- _PROVIDED DATA_:
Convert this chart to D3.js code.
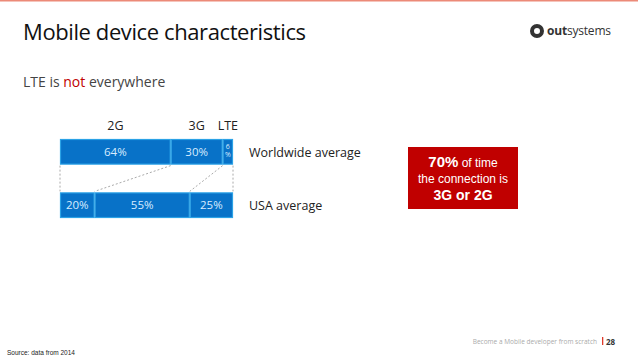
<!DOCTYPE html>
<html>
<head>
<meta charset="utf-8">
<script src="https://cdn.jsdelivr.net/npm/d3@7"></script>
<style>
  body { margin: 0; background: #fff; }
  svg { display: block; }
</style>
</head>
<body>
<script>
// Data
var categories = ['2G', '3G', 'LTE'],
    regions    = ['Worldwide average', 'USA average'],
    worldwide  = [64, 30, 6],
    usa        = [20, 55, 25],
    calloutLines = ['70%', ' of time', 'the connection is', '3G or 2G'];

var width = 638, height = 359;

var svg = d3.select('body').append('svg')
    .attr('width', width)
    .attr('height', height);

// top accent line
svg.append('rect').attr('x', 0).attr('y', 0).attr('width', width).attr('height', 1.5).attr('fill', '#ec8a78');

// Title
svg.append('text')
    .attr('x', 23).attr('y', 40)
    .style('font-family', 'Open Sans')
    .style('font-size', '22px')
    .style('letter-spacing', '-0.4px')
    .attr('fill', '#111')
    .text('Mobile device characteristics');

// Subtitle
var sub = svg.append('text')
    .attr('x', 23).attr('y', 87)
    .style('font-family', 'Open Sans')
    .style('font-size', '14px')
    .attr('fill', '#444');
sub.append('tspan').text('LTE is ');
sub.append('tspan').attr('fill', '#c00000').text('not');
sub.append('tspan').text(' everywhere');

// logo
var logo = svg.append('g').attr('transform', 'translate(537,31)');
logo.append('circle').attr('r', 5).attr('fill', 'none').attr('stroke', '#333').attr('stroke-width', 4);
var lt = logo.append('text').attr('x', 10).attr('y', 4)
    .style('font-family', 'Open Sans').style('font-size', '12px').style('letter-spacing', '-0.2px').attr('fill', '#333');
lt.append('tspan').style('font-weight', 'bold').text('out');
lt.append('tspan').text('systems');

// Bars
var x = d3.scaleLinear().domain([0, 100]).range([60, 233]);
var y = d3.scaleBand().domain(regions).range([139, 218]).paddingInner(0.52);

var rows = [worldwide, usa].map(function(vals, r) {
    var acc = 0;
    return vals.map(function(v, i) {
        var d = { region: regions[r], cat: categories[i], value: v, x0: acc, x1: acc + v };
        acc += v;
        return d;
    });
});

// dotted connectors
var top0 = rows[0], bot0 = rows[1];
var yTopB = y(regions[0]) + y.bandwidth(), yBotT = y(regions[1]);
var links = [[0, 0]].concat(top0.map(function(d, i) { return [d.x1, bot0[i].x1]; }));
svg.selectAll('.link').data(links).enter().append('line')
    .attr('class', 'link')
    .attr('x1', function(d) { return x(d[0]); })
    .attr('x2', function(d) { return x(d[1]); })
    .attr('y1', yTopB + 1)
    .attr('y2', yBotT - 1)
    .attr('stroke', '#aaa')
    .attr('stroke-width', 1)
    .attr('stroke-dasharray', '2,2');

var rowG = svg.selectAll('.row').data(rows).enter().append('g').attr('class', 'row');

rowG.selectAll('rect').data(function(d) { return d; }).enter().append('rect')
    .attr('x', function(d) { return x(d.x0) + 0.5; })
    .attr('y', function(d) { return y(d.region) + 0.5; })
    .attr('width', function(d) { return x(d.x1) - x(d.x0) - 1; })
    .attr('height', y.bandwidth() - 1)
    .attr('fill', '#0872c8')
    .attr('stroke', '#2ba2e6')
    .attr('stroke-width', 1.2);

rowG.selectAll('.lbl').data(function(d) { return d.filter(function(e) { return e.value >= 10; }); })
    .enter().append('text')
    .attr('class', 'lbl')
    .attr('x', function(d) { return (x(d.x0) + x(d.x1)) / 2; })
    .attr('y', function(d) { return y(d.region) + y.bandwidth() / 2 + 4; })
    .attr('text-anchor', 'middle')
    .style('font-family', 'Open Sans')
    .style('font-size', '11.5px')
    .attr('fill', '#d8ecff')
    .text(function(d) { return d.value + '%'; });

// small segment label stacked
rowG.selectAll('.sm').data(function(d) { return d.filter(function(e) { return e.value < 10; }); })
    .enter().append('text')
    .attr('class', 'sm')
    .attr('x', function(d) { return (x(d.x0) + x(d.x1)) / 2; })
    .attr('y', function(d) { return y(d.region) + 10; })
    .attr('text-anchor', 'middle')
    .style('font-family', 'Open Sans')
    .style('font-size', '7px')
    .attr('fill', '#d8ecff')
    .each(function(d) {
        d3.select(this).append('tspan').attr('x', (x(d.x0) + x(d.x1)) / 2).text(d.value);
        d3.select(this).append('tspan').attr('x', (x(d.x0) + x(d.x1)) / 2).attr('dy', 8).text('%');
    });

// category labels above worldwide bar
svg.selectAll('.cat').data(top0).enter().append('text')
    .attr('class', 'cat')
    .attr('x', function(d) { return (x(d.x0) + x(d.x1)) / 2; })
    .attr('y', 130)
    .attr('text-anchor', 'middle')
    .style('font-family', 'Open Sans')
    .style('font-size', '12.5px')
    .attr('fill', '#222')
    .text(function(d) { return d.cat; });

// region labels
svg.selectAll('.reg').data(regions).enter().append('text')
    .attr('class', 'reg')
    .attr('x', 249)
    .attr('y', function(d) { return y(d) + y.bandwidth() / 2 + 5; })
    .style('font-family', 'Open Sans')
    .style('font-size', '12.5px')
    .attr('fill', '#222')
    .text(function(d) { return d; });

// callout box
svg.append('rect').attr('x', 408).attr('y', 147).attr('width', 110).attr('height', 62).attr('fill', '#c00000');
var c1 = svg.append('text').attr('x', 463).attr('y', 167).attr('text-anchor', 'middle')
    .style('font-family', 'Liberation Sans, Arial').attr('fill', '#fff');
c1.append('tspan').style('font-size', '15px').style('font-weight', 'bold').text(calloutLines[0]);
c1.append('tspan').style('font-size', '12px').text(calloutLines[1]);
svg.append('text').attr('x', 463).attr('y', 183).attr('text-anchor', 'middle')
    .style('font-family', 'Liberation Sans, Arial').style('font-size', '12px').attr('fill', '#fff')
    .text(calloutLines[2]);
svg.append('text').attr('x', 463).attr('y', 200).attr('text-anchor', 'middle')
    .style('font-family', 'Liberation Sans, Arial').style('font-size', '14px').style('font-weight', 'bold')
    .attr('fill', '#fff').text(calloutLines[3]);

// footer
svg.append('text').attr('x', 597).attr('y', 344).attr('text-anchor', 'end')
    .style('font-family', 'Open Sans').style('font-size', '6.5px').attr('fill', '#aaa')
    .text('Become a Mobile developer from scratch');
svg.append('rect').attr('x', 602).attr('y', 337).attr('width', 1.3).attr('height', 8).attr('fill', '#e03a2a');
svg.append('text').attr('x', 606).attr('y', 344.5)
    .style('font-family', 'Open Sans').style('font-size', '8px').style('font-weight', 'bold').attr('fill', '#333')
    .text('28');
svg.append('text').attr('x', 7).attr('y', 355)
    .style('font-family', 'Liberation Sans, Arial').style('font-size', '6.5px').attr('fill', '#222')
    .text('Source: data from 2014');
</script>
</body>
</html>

- _WORK TO BE COMPLETED_: Set down the material exactly, every line of it, except for the pictures.

- _IN RESPONSE_:
Convert this chart to D3.js code.
<!DOCTYPE html>
<html>
<head>
<meta charset="utf-8">
<script src="https://cdn.jsdelivr.net/npm/d3@7"></script>
<style>
  body { margin: 0; background: #fff; }
  svg { display: block; }
</style>
</head>
<body>
<script>
// Data
var categories = ['2G', '3G', 'LTE'],
    regions    = ['Worldwide average', 'USA average'],
    worldwide  = [64, 30, 6],
    usa        = [20, 55, 25],
    calloutLines = ['70%', ' of time', 'the connection is', '3G or 2G'];

var width = 638, height = 359;

var svg = d3.select('body').append('svg')
    .attr('width', width)
    .attr('height', height);

// top accent line
svg.append('rect').attr('x', 0).attr('y', 0).attr('width', width).attr('height', 1.5).attr('fill', '#ec8a78');

// Title
svg.append('text')
    .attr('x', 23).attr('y', 40)
    .style('font-family', 'Open Sans')
    .style('font-size', '22px')
    .style('letter-spacing', '-0.4px')
    .attr('fill', '#111')
    .text('Mobile device characteristics');

// Subtitle
var sub = svg.append('text')
    .attr('x', 23).attr('y', 87)
    .style('font-family', 'Open Sans')
    .style('font-size', '14px')
    .attr('fill', '#444');
sub.append('tspan').text('LTE is ');
sub.append('tspan').attr('fill', '#c00000').text('not');
sub.append('tspan').text(' everywhere');

// logo
var logo = svg.append('g').attr('transform', 'translate(537,31)');
logo.append('circle').attr('r', 5).attr('fill', 'none').attr('stroke', '#333').attr('stroke-width', 4);
var lt = logo.append('text').attr('x', 10).attr('y', 4)
    .style('font-family', 'Open Sans').style('font-size', '12px').style('letter-spacing', '-0.2px').attr('fill', '#333');
lt.append('tspan').style('font-weight', 'bold').text('out');
lt.append('tspan').text('systems');

// Bars
var x = d3.scaleLinear().domain([0, 100]).range([60, 233]);
var y = d3.scaleBand().domain(regions).range([139, 218]).paddingInner(0.52);

var rows = [worldwide, usa].map(function(vals, r) {
    var acc = 0;
    return vals.map(function(v, i) {
        var d = { region: regions[r], cat: categories[i], value: v, x0: acc, x1: acc + v };
        acc += v;
        return d;
    });
});

// dotted connectors
var top0 = rows[0], bot0 = rows[1];
var yTopB = y(regions[0]) + y.bandwidth(), yBotT = y(regions[1]);
var links = [[0, 0]].concat(top0.map(function(d, i) { return [d.x1, bot0[i].x1]; }));
svg.selectAll('.link').data(links).enter().append('line')
    .attr('class', 'link')
    .attr('x1', function(d) { return x(d[0]); })
    .attr('x2', function(d) { return x(d[1]); })
    .attr('y1', yTopB + 1)
    .attr('y2', yBotT - 1)
    .attr('stroke', '#aaa')
    .attr('stroke-width', 1)
    .attr('stroke-dasharray', '2,2');

var rowG = svg.selectAll('.row').data(rows).enter().append('g').attr('class', 'row');

rowG.selectAll('rect').data(function(d) { return d; }).enter().append('rect')
    .attr('x', function(d) { return x(d.x0) + 0.5; })
    .attr('y', function(d) { return y(d.region) + 0.5; })
    .attr('width', function(d) { return x(d.x1) - x(d.x0) - 1; })
    .attr('height', y.bandwidth() - 1)
    .attr('fill', '#0872c8')
    .attr('stroke', '#2ba2e6')
    .attr('stroke-width', 1.2);

rowG.selectAll('.lbl').data(function(d) { return d.filter(function(e) { return e.value >= 10; }); })
    .enter().append('text')
    .attr('class', 'lbl')
    .attr('x', function(d) { return (x(d.x0) + x(d.x1)) / 2; })
    .attr('y', function(d) { return y(d.region) + y.bandwidth() / 2 + 4; })
    .attr('text-anchor', 'middle')
    .style('font-family', 'Open Sans')
    .style('font-size', '11.5px')
    .attr('fill', '#d8ecff')
    .text(function(d) { return d.value + '%'; });

// small segment label stacked
rowG.selectAll('.sm').data(function(d) { return d.filter(function(e) { return e.value < 10; }); })
    .enter().append('text')
    .attr('class', 'sm')
    .attr('x', function(d) { return (x(d.x0) + x(d.x1)) / 2; })
    .attr('y', function(d) { return y(d.region) + 10; })
    .attr('text-anchor', 'middle')
    .style('font-family', 'Open Sans')
    .style('font-size', '7px')
    .attr('fill', '#d8ecff')
    .each(function(d) {
        d3.select(this).append('tspan').attr('x', (x(d.x0) + x(d.x1)) / 2).text(d.value);
        d3.select(this).append('tspan').attr('x', (x(d.x0) + x(d.x1)) / 2).attr('dy', 8).text('%');
    });

// category labels above worldwide bar
svg.selectAll('.cat').data(top0).enter().append('text')
    .attr('class', 'cat')
    .attr('x', function(d) { return (x(d.x0) + x(d.x1)) / 2; })
    .attr('y', 130)
    .attr('text-anchor', 'middle')
    .style('font-family', 'Open Sans')
    .style('font-size', '12.5px')
    .attr('fill', '#222')
    .text(function(d) { return d.cat; });

// region labels
svg.selectAll('.reg').data(regions).enter().append('text')
    .attr('class', 'reg')
    .attr('x', 249)
    .attr('y', function(d) { return y(d) + y.bandwidth() / 2 + 5; })
    .style('font-family', 'Open Sans')
    .style('font-size', '12.5px')
    .attr('fill', '#222')
    .text(function(d) { return d; });

// callout box
svg.append('rect').attr('x', 408).attr('y', 147).attr('width', 110).attr('height', 62).attr('fill', '#c00000');
var c1 = svg.append('text').attr('x', 463).attr('y', 167).attr('text-anchor', 'middle')
    .style('font-family', 'Liberation Sans, Arial').attr('fill', '#fff');
c1.append('tspan').style('font-size', '15px').style('font-weight', 'bold').text(calloutLines[0]);
c1.append('tspan').style('font-size', '12px').text(calloutLines[1]);
svg.append('text').attr('x', 463).attr('y', 183).attr('text-anchor', 'middle')
    .style('font-family', 'Liberation Sans, Arial').style('font-size', '12px').attr('fill', '#fff')
    .text(calloutLines[2]);
svg.append('text').attr('x', 463).attr('y', 200).attr('text-anchor', 'middle')
    .style('font-family', 'Liberation Sans, Arial').style('font-size', '14px').style('font-weight', 'bold')
    .attr('fill', '#fff').text(calloutLines[3]);

// footer
svg.append('text').attr('x', 597).attr('y', 344).attr('text-anchor', 'end')
    .style('font-family', 'Open Sans').style('font-size', '6.5px').attr('fill', '#aaa')
    .text('Become a Mobile developer from scratch');
svg.append('rect').attr('x', 602).attr('y', 337).attr('width', 1.3).attr('height', 8).attr('fill', '#e03a2a');
svg.append('text').attr('x', 606).attr('y', 344.5)
    .style('font-family', 'Open Sans').style('font-size', '8px').style('font-weight', 'bold').attr('fill', '#333')
    .text('28');
svg.append('text').attr('x', 7).attr('y', 355)
    .style('font-family', 'Liberation Sans, Arial').style('font-size', '6.5px').attr('fill', '#222')
    .text('Source: data from 2014');
</script>
</body>
</html>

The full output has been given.